■ Data records
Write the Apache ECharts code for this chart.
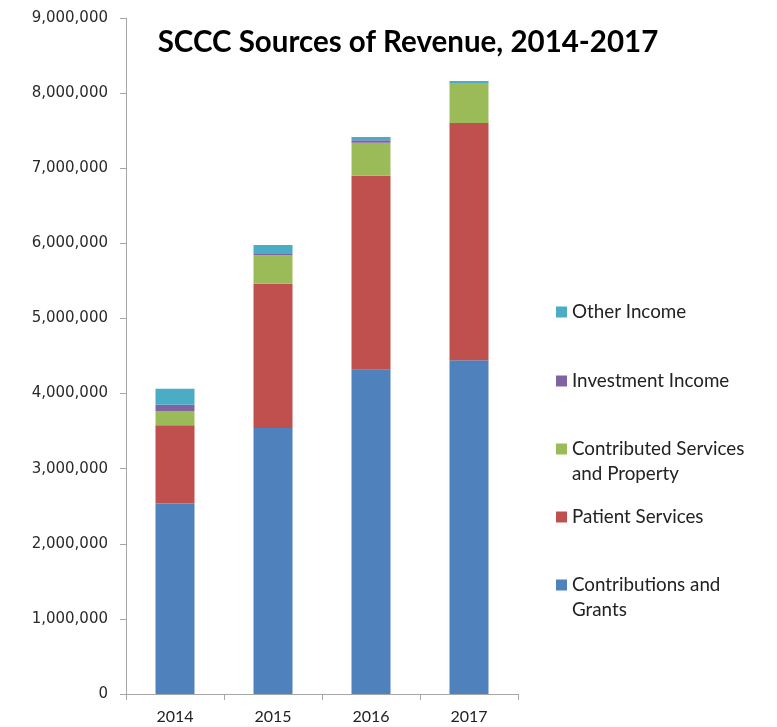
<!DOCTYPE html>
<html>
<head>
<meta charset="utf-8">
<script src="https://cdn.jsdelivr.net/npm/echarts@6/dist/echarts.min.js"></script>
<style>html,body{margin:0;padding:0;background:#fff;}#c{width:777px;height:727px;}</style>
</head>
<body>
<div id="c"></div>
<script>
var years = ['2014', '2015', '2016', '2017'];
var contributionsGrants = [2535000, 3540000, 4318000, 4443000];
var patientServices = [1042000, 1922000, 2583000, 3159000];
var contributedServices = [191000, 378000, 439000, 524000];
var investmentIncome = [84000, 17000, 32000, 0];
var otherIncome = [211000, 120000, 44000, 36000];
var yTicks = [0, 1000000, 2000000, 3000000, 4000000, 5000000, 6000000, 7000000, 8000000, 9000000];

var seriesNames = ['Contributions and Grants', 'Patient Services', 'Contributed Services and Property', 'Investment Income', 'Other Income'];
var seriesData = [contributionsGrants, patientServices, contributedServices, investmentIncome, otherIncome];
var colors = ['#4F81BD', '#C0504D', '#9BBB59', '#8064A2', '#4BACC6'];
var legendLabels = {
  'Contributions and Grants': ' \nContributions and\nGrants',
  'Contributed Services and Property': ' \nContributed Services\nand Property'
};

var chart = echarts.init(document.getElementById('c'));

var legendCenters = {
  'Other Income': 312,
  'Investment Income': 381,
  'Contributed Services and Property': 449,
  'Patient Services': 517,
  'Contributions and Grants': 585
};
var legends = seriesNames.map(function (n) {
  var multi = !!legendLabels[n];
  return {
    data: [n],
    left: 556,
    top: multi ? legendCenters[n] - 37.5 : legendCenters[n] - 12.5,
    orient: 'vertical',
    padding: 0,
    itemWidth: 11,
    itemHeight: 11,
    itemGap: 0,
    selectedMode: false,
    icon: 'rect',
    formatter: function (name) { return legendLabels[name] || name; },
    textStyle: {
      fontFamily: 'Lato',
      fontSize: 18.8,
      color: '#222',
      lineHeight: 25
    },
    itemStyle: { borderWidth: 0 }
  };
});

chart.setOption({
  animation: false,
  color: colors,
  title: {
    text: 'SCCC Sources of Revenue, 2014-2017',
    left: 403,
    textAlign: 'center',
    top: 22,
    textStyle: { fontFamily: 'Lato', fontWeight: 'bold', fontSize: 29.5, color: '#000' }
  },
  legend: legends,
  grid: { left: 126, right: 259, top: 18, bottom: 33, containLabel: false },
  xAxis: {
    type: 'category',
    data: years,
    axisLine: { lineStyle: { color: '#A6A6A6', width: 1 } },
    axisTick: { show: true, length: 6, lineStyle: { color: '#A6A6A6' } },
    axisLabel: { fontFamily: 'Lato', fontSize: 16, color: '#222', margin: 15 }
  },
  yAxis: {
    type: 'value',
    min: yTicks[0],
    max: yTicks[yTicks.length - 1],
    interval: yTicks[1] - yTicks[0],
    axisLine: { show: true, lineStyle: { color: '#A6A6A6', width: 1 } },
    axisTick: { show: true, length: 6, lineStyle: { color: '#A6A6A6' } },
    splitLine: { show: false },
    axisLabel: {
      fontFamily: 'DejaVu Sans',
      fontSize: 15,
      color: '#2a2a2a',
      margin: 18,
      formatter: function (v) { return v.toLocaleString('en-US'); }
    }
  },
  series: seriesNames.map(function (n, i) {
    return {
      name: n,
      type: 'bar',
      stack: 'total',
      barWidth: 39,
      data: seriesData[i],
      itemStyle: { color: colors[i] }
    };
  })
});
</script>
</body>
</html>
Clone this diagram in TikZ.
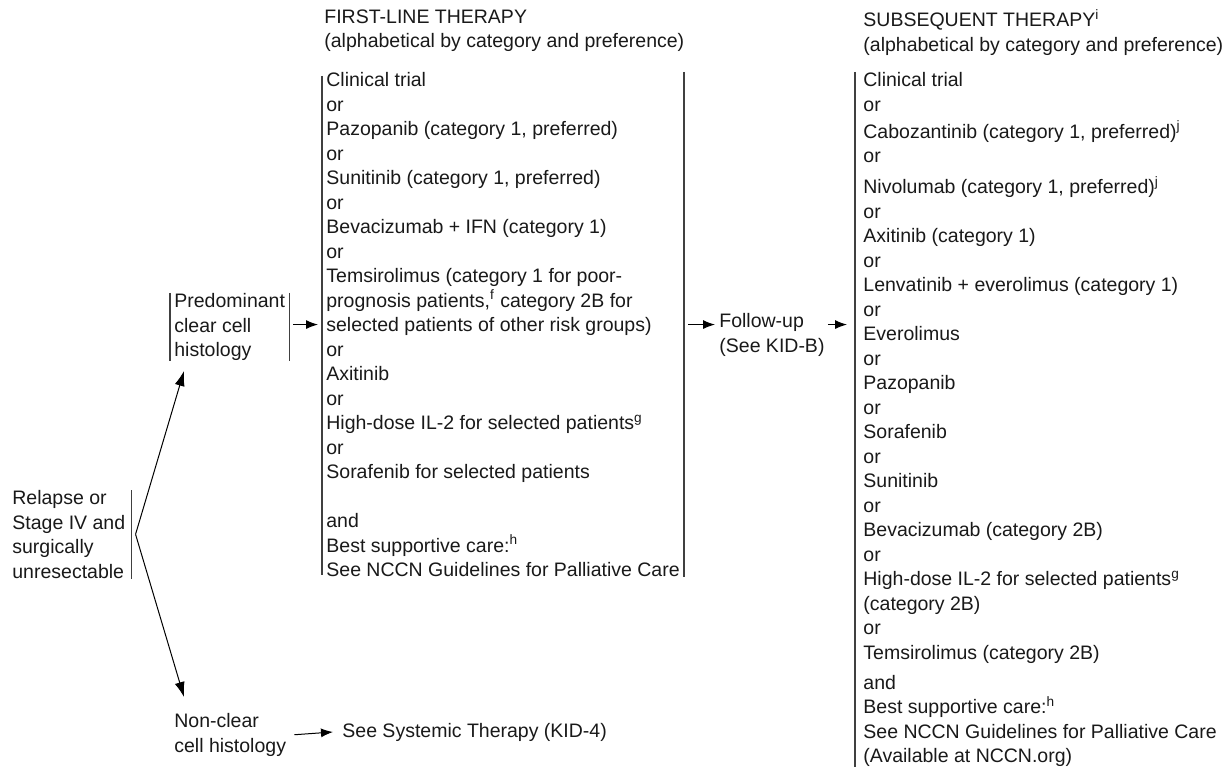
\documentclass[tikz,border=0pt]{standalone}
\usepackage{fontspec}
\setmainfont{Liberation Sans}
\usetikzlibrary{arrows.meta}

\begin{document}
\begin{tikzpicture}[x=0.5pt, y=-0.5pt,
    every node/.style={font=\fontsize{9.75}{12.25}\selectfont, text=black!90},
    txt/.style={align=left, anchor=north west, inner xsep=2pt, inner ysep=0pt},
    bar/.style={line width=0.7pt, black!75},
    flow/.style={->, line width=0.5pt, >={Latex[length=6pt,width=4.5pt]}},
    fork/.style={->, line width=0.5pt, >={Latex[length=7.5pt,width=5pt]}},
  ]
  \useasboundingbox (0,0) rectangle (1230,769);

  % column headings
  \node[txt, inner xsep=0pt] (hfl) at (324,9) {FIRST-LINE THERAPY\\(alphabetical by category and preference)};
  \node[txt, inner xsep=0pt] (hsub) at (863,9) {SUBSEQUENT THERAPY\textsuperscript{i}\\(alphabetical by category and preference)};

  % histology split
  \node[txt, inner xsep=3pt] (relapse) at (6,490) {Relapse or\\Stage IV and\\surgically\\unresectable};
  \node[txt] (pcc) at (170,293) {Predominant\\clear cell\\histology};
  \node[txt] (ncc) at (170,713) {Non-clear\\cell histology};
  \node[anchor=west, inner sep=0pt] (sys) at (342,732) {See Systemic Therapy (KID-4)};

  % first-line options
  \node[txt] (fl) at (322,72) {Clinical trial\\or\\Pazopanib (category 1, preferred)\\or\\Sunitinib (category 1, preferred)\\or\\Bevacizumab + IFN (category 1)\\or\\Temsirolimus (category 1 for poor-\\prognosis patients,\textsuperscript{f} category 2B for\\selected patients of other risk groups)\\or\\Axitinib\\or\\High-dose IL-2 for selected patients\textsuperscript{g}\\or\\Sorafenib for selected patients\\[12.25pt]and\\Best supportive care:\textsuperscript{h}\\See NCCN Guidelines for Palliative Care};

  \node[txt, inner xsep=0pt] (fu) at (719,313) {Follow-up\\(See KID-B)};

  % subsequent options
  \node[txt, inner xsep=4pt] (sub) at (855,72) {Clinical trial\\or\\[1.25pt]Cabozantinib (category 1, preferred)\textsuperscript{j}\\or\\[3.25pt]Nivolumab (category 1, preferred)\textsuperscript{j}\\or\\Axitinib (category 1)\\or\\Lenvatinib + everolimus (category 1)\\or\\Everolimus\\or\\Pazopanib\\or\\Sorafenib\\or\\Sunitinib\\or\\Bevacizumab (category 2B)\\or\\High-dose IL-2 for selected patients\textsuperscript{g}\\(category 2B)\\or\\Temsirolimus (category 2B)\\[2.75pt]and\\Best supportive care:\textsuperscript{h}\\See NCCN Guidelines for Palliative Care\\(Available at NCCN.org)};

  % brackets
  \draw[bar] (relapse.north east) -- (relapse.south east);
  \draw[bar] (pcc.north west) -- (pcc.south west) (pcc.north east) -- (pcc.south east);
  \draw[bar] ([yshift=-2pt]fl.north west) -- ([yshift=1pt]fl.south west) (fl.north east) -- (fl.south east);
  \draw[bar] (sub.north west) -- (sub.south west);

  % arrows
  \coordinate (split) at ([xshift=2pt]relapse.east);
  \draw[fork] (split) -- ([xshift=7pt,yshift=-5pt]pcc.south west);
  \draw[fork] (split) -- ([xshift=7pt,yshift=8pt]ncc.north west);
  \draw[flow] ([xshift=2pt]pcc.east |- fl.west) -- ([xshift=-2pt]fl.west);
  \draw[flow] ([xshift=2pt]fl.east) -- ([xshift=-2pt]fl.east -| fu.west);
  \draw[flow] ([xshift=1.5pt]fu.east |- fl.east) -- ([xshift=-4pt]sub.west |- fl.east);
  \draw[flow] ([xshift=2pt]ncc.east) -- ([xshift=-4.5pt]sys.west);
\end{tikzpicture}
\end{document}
==
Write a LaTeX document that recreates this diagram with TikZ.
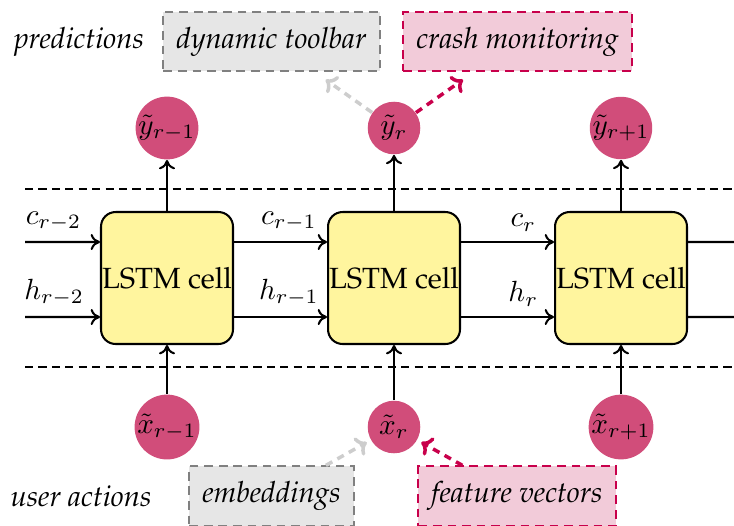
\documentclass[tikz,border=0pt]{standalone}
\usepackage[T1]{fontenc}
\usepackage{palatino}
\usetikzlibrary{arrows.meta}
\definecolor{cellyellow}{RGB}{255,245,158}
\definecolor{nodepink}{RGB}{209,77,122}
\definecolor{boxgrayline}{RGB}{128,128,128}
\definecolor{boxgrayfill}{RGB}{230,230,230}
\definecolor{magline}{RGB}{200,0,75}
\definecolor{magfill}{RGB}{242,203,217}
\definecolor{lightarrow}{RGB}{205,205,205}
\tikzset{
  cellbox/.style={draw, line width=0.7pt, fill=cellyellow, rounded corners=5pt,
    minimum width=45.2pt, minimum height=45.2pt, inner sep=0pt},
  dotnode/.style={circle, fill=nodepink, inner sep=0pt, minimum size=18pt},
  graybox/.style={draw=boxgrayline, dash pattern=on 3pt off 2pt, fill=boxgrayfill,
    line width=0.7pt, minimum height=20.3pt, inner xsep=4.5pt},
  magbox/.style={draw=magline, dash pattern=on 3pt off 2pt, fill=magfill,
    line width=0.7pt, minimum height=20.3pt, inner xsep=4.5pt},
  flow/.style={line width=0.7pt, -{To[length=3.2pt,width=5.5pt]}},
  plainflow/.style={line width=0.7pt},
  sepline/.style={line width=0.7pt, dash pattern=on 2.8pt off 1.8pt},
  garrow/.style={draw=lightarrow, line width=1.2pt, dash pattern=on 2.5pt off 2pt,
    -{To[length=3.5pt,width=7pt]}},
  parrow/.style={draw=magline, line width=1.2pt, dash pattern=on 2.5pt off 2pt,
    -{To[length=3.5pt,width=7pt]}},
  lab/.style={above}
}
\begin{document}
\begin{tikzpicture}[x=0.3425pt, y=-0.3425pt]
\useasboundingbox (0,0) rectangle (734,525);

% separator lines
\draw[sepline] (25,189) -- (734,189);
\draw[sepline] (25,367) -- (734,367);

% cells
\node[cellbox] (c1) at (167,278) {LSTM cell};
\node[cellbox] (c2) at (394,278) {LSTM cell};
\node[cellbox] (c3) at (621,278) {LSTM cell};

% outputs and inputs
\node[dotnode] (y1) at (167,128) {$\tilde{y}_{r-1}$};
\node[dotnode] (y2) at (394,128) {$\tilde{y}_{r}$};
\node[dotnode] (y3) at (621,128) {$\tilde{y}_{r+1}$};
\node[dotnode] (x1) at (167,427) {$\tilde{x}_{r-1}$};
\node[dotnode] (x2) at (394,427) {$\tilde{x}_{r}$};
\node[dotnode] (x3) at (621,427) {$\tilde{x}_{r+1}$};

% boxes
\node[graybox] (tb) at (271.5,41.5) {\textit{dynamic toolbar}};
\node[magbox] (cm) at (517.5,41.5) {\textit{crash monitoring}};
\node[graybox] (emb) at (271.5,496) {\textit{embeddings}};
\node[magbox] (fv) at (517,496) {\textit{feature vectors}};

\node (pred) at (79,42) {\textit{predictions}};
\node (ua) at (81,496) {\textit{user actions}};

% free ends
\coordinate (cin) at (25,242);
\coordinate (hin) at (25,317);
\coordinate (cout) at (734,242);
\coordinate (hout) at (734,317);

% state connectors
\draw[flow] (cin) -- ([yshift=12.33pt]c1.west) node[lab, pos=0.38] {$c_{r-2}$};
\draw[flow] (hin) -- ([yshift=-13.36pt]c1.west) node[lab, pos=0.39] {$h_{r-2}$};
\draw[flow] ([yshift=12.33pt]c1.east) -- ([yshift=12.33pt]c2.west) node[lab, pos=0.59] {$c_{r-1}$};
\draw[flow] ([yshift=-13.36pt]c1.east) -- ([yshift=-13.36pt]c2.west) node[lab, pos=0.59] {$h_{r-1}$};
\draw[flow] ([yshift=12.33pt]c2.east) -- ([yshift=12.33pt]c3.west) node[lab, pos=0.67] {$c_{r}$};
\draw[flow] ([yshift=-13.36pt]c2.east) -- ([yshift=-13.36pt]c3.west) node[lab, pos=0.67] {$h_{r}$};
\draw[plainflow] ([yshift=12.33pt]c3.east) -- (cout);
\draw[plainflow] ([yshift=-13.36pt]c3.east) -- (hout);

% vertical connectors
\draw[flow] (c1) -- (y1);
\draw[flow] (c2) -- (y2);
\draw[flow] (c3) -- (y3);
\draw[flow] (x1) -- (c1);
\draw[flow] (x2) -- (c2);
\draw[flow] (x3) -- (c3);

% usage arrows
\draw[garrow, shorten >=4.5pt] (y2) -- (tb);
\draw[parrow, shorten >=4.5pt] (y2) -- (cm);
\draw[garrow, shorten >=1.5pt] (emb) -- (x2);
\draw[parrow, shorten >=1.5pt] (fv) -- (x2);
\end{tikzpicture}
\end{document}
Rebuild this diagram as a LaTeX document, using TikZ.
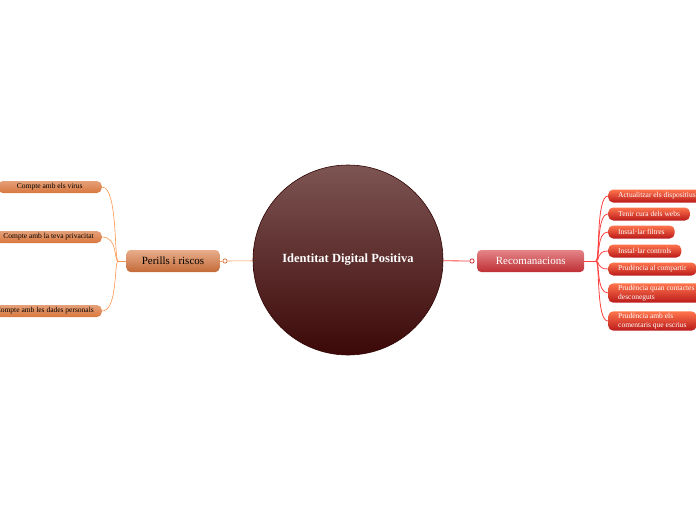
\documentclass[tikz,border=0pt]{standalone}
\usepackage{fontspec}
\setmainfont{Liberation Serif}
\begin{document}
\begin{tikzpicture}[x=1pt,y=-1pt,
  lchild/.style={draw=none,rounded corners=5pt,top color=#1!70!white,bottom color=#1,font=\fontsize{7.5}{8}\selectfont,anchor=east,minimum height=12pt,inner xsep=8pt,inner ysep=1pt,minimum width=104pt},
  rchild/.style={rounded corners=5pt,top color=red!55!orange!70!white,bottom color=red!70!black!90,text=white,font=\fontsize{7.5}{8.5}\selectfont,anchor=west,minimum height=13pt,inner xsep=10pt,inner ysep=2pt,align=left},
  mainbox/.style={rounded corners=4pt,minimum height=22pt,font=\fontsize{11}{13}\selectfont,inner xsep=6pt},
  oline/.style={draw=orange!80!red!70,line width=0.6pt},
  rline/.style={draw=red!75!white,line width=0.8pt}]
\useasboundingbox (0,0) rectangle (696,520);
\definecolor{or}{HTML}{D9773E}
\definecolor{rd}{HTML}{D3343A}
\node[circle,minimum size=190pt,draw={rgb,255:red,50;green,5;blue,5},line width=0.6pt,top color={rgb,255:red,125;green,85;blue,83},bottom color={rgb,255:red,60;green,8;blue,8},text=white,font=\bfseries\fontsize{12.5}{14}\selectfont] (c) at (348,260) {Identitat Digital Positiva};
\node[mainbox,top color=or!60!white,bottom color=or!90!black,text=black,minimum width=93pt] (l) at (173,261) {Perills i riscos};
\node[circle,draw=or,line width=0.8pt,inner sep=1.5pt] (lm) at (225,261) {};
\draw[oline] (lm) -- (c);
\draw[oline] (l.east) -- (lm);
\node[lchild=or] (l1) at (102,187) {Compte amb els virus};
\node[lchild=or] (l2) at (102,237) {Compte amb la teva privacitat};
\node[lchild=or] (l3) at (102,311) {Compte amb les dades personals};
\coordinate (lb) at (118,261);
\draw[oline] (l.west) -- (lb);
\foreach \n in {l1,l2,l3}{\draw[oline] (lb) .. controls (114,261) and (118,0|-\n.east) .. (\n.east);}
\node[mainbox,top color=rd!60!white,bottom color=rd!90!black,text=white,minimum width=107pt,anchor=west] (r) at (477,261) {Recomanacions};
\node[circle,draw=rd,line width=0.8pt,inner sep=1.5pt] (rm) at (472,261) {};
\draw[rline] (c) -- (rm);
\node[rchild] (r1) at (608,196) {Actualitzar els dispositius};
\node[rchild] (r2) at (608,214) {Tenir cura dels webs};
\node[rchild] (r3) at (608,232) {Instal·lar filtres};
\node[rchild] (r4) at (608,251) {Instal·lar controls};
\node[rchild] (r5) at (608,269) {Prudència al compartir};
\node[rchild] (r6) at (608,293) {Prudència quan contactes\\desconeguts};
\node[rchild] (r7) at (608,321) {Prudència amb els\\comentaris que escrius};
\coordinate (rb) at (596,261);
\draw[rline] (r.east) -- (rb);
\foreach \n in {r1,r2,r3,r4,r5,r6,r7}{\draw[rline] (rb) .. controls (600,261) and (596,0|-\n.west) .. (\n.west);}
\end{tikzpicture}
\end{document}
---
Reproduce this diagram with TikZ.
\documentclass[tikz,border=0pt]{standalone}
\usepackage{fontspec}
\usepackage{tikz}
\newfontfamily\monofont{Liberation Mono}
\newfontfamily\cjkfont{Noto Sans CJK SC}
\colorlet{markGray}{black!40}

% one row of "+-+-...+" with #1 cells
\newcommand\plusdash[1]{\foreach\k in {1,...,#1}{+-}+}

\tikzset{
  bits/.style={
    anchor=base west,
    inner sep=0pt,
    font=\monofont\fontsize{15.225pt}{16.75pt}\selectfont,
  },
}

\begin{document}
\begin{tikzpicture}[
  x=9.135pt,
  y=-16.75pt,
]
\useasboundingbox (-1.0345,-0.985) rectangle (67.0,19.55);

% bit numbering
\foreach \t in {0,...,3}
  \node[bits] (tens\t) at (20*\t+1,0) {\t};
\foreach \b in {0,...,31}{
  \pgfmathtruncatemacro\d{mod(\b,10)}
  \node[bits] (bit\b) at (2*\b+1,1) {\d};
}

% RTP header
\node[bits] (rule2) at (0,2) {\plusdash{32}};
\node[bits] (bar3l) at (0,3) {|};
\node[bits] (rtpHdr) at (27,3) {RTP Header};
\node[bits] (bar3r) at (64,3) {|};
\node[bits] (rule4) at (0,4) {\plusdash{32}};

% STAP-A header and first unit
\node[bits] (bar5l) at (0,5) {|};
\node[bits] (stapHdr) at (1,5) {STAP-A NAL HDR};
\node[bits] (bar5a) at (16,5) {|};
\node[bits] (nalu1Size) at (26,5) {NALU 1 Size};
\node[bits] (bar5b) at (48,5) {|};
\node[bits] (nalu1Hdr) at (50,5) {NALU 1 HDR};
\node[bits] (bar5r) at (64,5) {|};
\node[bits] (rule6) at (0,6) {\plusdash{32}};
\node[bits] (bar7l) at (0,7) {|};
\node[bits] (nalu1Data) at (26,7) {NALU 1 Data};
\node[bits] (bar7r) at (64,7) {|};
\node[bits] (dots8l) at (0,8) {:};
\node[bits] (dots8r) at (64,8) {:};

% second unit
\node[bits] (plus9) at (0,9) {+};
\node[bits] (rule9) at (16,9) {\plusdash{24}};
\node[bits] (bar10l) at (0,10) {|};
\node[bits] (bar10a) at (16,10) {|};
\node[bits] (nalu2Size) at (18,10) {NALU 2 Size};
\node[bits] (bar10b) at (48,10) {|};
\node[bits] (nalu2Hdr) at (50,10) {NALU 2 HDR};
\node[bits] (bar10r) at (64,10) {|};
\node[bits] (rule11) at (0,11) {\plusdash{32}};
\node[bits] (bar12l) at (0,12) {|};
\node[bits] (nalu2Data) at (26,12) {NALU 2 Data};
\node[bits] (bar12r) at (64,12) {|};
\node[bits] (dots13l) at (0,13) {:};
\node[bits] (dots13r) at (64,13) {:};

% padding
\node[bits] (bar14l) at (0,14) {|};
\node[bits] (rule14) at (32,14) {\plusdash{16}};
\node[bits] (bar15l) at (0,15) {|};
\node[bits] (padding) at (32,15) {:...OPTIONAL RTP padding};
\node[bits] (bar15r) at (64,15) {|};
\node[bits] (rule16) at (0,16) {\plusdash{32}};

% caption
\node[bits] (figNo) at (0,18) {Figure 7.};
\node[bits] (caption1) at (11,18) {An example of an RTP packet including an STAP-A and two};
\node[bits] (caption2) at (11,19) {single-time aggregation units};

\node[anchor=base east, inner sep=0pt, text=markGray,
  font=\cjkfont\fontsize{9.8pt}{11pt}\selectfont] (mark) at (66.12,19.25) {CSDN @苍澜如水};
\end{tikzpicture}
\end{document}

■ Task to carry out
Exactly the lines from the one with "Write a LaTeX" through the one with "(25,367) -- (734,367);" are to be reproduced, and no pictures with them.

■ Reply to the task
Write a LaTeX document that recreates this diagram with TikZ.
\documentclass[tikz,border=0pt]{standalone}
\usepackage[T1]{fontenc}
\usepackage{palatino}
\usetikzlibrary{arrows.meta}
\definecolor{cellyellow}{RGB}{255,245,158}
\definecolor{nodepink}{RGB}{209,77,122}
\definecolor{boxgrayline}{RGB}{128,128,128}
\definecolor{boxgrayfill}{RGB}{230,230,230}
\definecolor{magline}{RGB}{200,0,75}
\definecolor{magfill}{RGB}{242,203,217}
\definecolor{lightarrow}{RGB}{205,205,205}
\tikzset{
  cellbox/.style={draw, line width=0.7pt, fill=cellyellow, rounded corners=5pt,
    minimum width=45.2pt, minimum height=45.2pt, inner sep=0pt},
  dotnode/.style={circle, fill=nodepink, inner sep=0pt, minimum size=18pt},
  graybox/.style={draw=boxgrayline, dash pattern=on 3pt off 2pt, fill=boxgrayfill,
    line width=0.7pt, minimum height=20.3pt, inner xsep=4.5pt},
  magbox/.style={draw=magline, dash pattern=on 3pt off 2pt, fill=magfill,
    line width=0.7pt, minimum height=20.3pt, inner xsep=4.5pt},
  flow/.style={line width=0.7pt, -{To[length=3.2pt,width=5.5pt]}},
  plainflow/.style={line width=0.7pt},
  sepline/.style={line width=0.7pt, dash pattern=on 2.8pt off 1.8pt},
  garrow/.style={draw=lightarrow, line width=1.2pt, dash pattern=on 2.5pt off 2pt,
    -{To[length=3.5pt,width=7pt]}},
  parrow/.style={draw=magline, line width=1.2pt, dash pattern=on 2.5pt off 2pt,
    -{To[length=3.5pt,width=7pt]}},
  lab/.style={above}
}
\begin{document}
\begin{tikzpicture}[x=0.3425pt, y=-0.3425pt]
\useasboundingbox (0,0) rectangle (734,525);

% separator lines
\draw[sepline] (25,189) -- (734,189);
\draw[sepline] (25,367) -- (734,367);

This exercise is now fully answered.